From a financial and operational standpoint, Korea Plasma's smaller size is a double-edged sword. It can be more agile and focused, but it also lacks the financial resilience, supply chain power, and R&D resources of its larger peers. This often translates into more volatile revenue streams, lower profitability margins, and a higher-risk profile for investors. While a technological breakthrough or a major design win could lead to significant stock price appreciation, the company's dependency on a few large customers and the cyclical nature of the industry mean that downturns can have a disproportionately negative impact. Therefore, when compared to the broader competitive landscape, Korea Plasma is a specialized, high-risk player whose future hinges on its technological differentiation rather than scale or market power.

Competitor Details

  • Wonik IPS Co., Ltd.

    240810 • KOSDAQ

    Wonik IPS represents a significantly larger and more diversified domestic competitor to Korea Plasma Technology. While both companies supply essential equipment to the semiconductor and display industries, Wonik IPS boasts a much broader product portfolio, including various types of deposition and etching systems, and a substantially larger market capitalization. This scale provides Wonik IPS with greater stability, stronger negotiation power with suppliers and customers, and a more resilient financial profile. Korea Plasma, in contrast, is a niche specialist, which makes it more vulnerable to shifts in technology or customer demand within its narrow focus area.

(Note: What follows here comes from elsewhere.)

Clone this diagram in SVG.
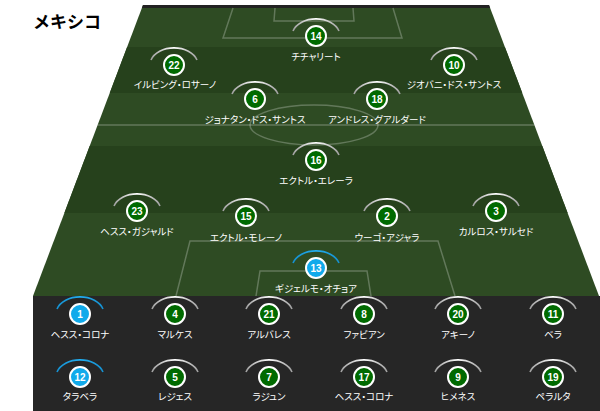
<svg xmlns="http://www.w3.org/2000/svg" width="600" height="411" viewBox="0 0 600 411">
<defs>
<linearGradient id="arcW" x1="0" y1="0" x2="1" y2="0">
<stop offset="0" stop-color="#a0a0a0"/><stop offset="0.5" stop-color="#ffffff"/><stop offset="1" stop-color="#a0a0a0"/>
</linearGradient>
<linearGradient id="arcB" x1="0" y1="0" x2="1" y2="0">
<stop offset="0" stop-color="#1590d0"/><stop offset="0.5" stop-color="#22aef0"/><stop offset="1" stop-color="#1590d0"/>
</linearGradient>
<clipPath id="field"><polygon points="143,5 489,5 599,296 33,296"/></clipPath>
</defs>
<style>
.line{fill:none;stroke:#ffffff;stroke-opacity:0.25;stroke-width:1.5}
.arc{fill:none;stroke:url(#arcW);stroke-width:1.6}
.arcg{fill:none;stroke:url(#arcB);stroke-width:1.6}
.disk{fill:#006a00;stroke:#ffffff;stroke-width:2}
.diskg{fill:#10aaeb;stroke:#ffffff;stroke-width:2}
.num{fill:#ffffff;font-family:"Liberation Sans",Arial,sans-serif;font-size:10px;font-weight:bold;text-anchor:middle}
.name{fill:#ffffff;font-family:"Noto Sans CJK JP","Noto Sans",sans-serif;font-size:9.5px;text-anchor:middle;font-feature-settings:"palt"}
</style>
<rect width="600" height="411" fill="#ffffff"/>
<text x="33" y="27.5" font-family="'Noto Sans CJK JP','Noto Sans',sans-serif" font-size="17" font-weight="bold" fill="#000000">メキシコ</text>
<g id="pitch" clip-path="url(#field)">
<rect x="0" y="0" width="600" height="300" fill="#2e4b23"/>
<rect x="0" y="47" width="600" height="46" fill="#26411c"/>
<rect x="0" y="146" width="600" height="67" fill="#26411c"/>
<rect x="0" y="0" width="600" height="8" fill="#222222"/>
<polyline class="line" points="233,8 223,38 402,38 393,8"/>
<polyline class="line" points="275,8 274,21 354,21 353,8"/>
<line class="line" x1="90" y1="125" x2="545" y2="125"/>
<ellipse class="line" cx="314" cy="125" rx="64" ry="20"/>
<polyline class="line" points="176,296 190,241 438,241 455,296"/>
<polyline class="line" points="256,296 260,271 367,271 371,296"/>
</g>
<rect id="bench" x="33" y="296" width="567" height="115" fill="#262626"/>
<g id="connectors"></g>
<g id="p14"><path class="arc" d="M293,31 A24,17 0 0 1 339,31"/><circle class="disk" cx="316" cy="36" r="10"/><text class="num" x="316" y="39.5">14</text><text class="name" x="316" y="60">チチャリート</text></g>
<g id="p22"><path class="arc" d="M151,60 A24,17 0 0 1 197,60"/><circle class="disk" cx="174" cy="65" r="10"/><text class="num" x="174" y="68.5">22</text><text class="name" x="175" y="88">イルビング・ロサーノ</text></g>
<g id="p10"><path class="arc" d="M431,60 A24,17 0 0 1 477,60"/><circle class="disk" cx="454" cy="65" r="10"/><text class="num" x="454" y="68.5">10</text><text class="name" x="454" y="88">ジオバニ・ドス・サントス</text></g>
<g id="p6"><path class="arc" d="M232,94 A24,17 0 0 1 278,94"/><circle class="disk" cx="255" cy="99" r="10"/><text class="num" x="255" y="102.5">6</text><text class="name" x="255" y="123">ジョナタン・ドス・サントス</text></g>
<g id="p18"><path class="arc" d="M354,94 A24,17 0 0 1 400,94"/><circle class="disk" cx="377" cy="99" r="10"/><text class="num" x="377" y="102.5">18</text><text class="name" x="377" y="123">アンドレス・グアルダード</text></g>
<g id="p16"><path class="arc" d="M293,155 A24,17 0 0 1 339,155"/><circle class="disk" cx="316" cy="160" r="10"/><text class="num" x="316" y="163.5">16</text><text class="name" x="316" y="184">エクトル・エレーラ</text></g>
<g id="p23"><path class="arc" d="M114,206 A24,17 0 0 1 160,206"/><circle class="disk" cx="137" cy="211" r="10"/><text class="num" x="137" y="214.5">23</text><text class="name" x="137" y="235">ヘスス・ガジャルド</text></g>
<g id="p15"><path class="arc" d="M223,211 A24,17 0 0 1 269,211"/><circle class="disk" cx="246" cy="216" r="10"/><text class="num" x="246" y="219.5">15</text><text class="name" x="246" y="241">エクトル・モレーノ</text></g>
<g id="p2"><path class="arc" d="M364,211 A24,17 0 0 1 410,211"/><circle class="disk" cx="387" cy="216" r="10"/><text class="num" x="387" y="219.5">2</text><text class="name" x="387" y="241">ウーゴ・アジャラ</text></g>
<g id="p3"><path class="arc" d="M473,206 A24,17 0 0 1 519,206"/><circle class="disk" cx="496" cy="211" r="10"/><text class="num" x="496" y="214.5">3</text><text class="name" x="496" y="235">カルロス・サルセド</text></g>
<g id="p13"><path class="arcg" d="M293,263 A24,17 0 0 1 339,263"/><circle class="diskg" cx="316" cy="268" r="10"/><text class="num" x="316" y="271.5">13</text><text class="name" x="316" y="292">ギジェルモ・オチョア</text></g>
<g id="b1"><path class="arcg" d="M57,309 A24,17 0 0 1 103,309"/><circle class="diskg" cx="80" cy="314" r="10"/><text class="num" x="80" y="317.5">1</text><text class="name" x="80" y="338">ヘスス・コロナ</text></g>
<g id="b4"><path class="arc" d="M152,309 A24,17 0 0 1 198,309"/><circle class="disk" cx="175" cy="314" r="10"/><text class="num" x="175" y="317.5">4</text><text class="name" x="175" y="338">マルケス</text></g>
<g id="b21"><path class="arc" d="M246,309 A24,17 0 0 1 292,309"/><circle class="disk" cx="269" cy="314" r="10"/><text class="num" x="269" y="317.5">21</text><text class="name" x="269" y="338">アルバレス</text></g>
<g id="b8"><path class="arc" d="M341,309 A24,17 0 0 1 387,309"/><circle class="disk" cx="364" cy="314" r="10"/><text class="num" x="364" y="317.5">8</text><text class="name" x="364" y="338">ファビアン</text></g>
<g id="b20"><path class="arc" d="M435,309 A24,17 0 0 1 481,309"/><circle class="disk" cx="458" cy="314" r="10"/><text class="num" x="458" y="317.5">20</text><text class="name" x="458" y="338">アキーノ</text></g>
<g id="b11"><path class="arc" d="M530,309 A24,17 0 0 1 576,309"/><circle class="disk" cx="553" cy="314" r="10"/><text class="num" x="553" y="317.5">11</text><text class="name" x="553" y="338">ベラ</text></g>
<g id="b12"><path class="arcg" d="M57,372 A24,17 0 0 1 103,372"/><circle class="diskg" cx="80" cy="377" r="10"/><text class="num" x="80" y="380.5">12</text><text class="name" x="80" y="400">タラベラ</text></g>
<g id="b5"><path class="arc" d="M152,372 A24,17 0 0 1 198,372"/><circle class="disk" cx="175" cy="377" r="10"/><text class="num" x="175" y="380.5">5</text><text class="name" x="175" y="400">レジェス</text></g>
<g id="b7"><path class="arc" d="M246,372 A24,17 0 0 1 292,372"/><circle class="disk" cx="269" cy="377" r="10"/><text class="num" x="269" y="380.5">7</text><text class="name" x="269" y="400">ラジュン</text></g>
<g id="b17"><path class="arc" d="M341,372 A24,17 0 0 1 387,372"/><circle class="disk" cx="364" cy="377" r="10"/><text class="num" x="364" y="380.5">17</text><text class="name" x="364" y="400">ヘスス・コロナ</text></g>
<g id="b9"><path class="arc" d="M435,372 A24,17 0 0 1 481,372"/><circle class="disk" cx="458" cy="377" r="10"/><text class="num" x="458" y="380.5">9</text><text class="name" x="458" y="400">ヒメネス</text></g>
<g id="b19"><path class="arc" d="M530,372 A24,17 0 0 1 576,372"/><circle class="disk" cx="553" cy="377" r="10"/><text class="num" x="553" y="380.5">19</text><text class="name" x="553" y="400">ペラルタ</text></g>
</svg>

    Business & Moat: Wonik IPS has a stronger economic moat built on scale and entrenched customer relationships. Its brand is well-established with major Korean chaebols, with a significant share of its revenue coming from giants like Samsung Electronics, a testament to its reliability. Switching costs are high for its integrated systems, as replacing them would require costly requalification of manufacturing processes. Its scale advantage is evident in its revenue, which is orders of magnitude larger than Korea Plasma's, allowing for greater R&D investment (over 10% of revenue). Korea Plasma's moat is based on specific technological expertise, but it lacks the scale and breadth of Wonik. Winner: Wonik IPS Co., Ltd. for its superior scale, broader customer integration, and more durable competitive position.

    Financial Statement Analysis: Wonik IPS demonstrates a much stronger financial position. Its revenue growth is more stable, tied to broader industry capital spending, whereas Korea Plasma's is project-dependent and volatile. Wonik IPS consistently maintains healthier operating margins in the 10-15% range, while Korea Plasma's can fluctuate dramatically. In terms of balance sheet resilience, Wonik IPS has a much lower net debt/EBITDA ratio, often below 0.5x, indicating low leverage; this is superior to Korea Plasma, which may carry higher relative debt. Wonik's Return on Equity (ROE) is also typically higher and more consistent, showcasing more efficient use of shareholder capital. Overall Financials Winner: Wonik IPS Co., Ltd. due to its superior scale, profitability, and balance sheet strength.

    Past Performance: Over the past five years, Wonik IPS has delivered more consistent revenue and EPS growth than Korea Plasma, whose performance is characterized by sharp peaks and troughs. Wonik's margin trend has been relatively stable, reflecting its market position, while Korea Plasma's margins have shown significant volatility. In terms of Total Shareholder Return (TSR), both stocks are subject to industry cycles, but Wonik has generally been a less volatile investment, as indicated by a lower beta. Korea Plasma's stock has experienced larger max drawdowns during industry downturns. Overall Past Performance Winner: Wonik IPS Co., Ltd. for its more stable growth and lower risk profile.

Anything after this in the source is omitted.